A few issuers also charge residual interest — sometimes called trailing interest — that accrues daily between your last statement date and the date your payment posts. Even if you pay what appears to be the full balance on your final promotional-period statement, a few days of interest at the new rate may appear on the following statement. To avoid this, call the issuer and ask for the exact payoff amount as of the date you plan to pay, rather than relying on the statement balance.
When you use a balance transfer to pay off a secured loan like an auto loan, the debt doesn’t disappear — it converts from secured to unsecured. The lender releases the lien on your vehicle once they process the payoff, and you receive the title. But you still owe the same amount on your credit card, now without any collateral backing it.
The lien release process varies by state but generally takes two to six weeks after the lender posts the payoff. In some states, the lender sends the release directly to the DMV, which then mails you the title. In others, the lender sends you a lien release document and you handle the DMV paperwork yourself. If you haven’t received your title within about 30 days, contact both the lender and your state’s DMV to check the status.
The strategic implication here is subtle but important. While the loan was secured, the lender had a claim on your car if you defaulted. Once the debt moves to a credit card, the credit card issuer has no such claim. That might sound like a win, but it also means the issuer’s only recourse for nonpayment is collections, lawsuits, and credit reporting — which can still create serious financial problems. The debt doesn’t become less real just because it’s unsecured.
The numbers have to work in your favor for this to be worth doing. Add the balance transfer fee to your loan balance, then calculate whether the interest you’d save during the promotional period exceeds that fee plus any prepayment penalty on the original loan. If you’re carrying a personal loan at 14% and can transfer it to a card with 0% APR for 15 months at a 3% fee, you save roughly 11 percentage points of interest for over a year, minus the one-time fee. That’s often a meaningful savings on balances of $5,000 or more.

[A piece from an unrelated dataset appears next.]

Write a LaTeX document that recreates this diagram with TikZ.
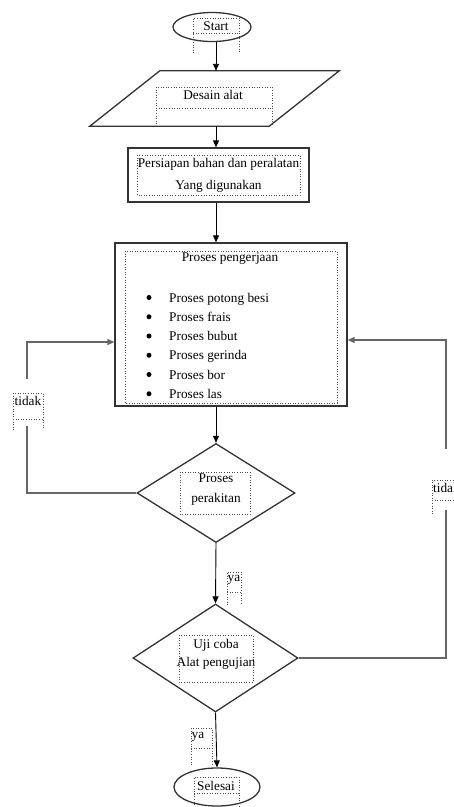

The strategy falls apart when you can’t pay off the balance within the promotional window, when you use the card for new purchases, or when the transfer pushes your credit utilization so high that it damages your credit score right before a major borrowing event. It also backfires if you confuse a deferred interest offer with a true 0% APR deal. The borrowers who benefit most are those who have a clear payoff timeline, the discipline to avoid new charges on the card, and enough financial margin to handle the monthly payment required to zero out the balance before the promotional period ends.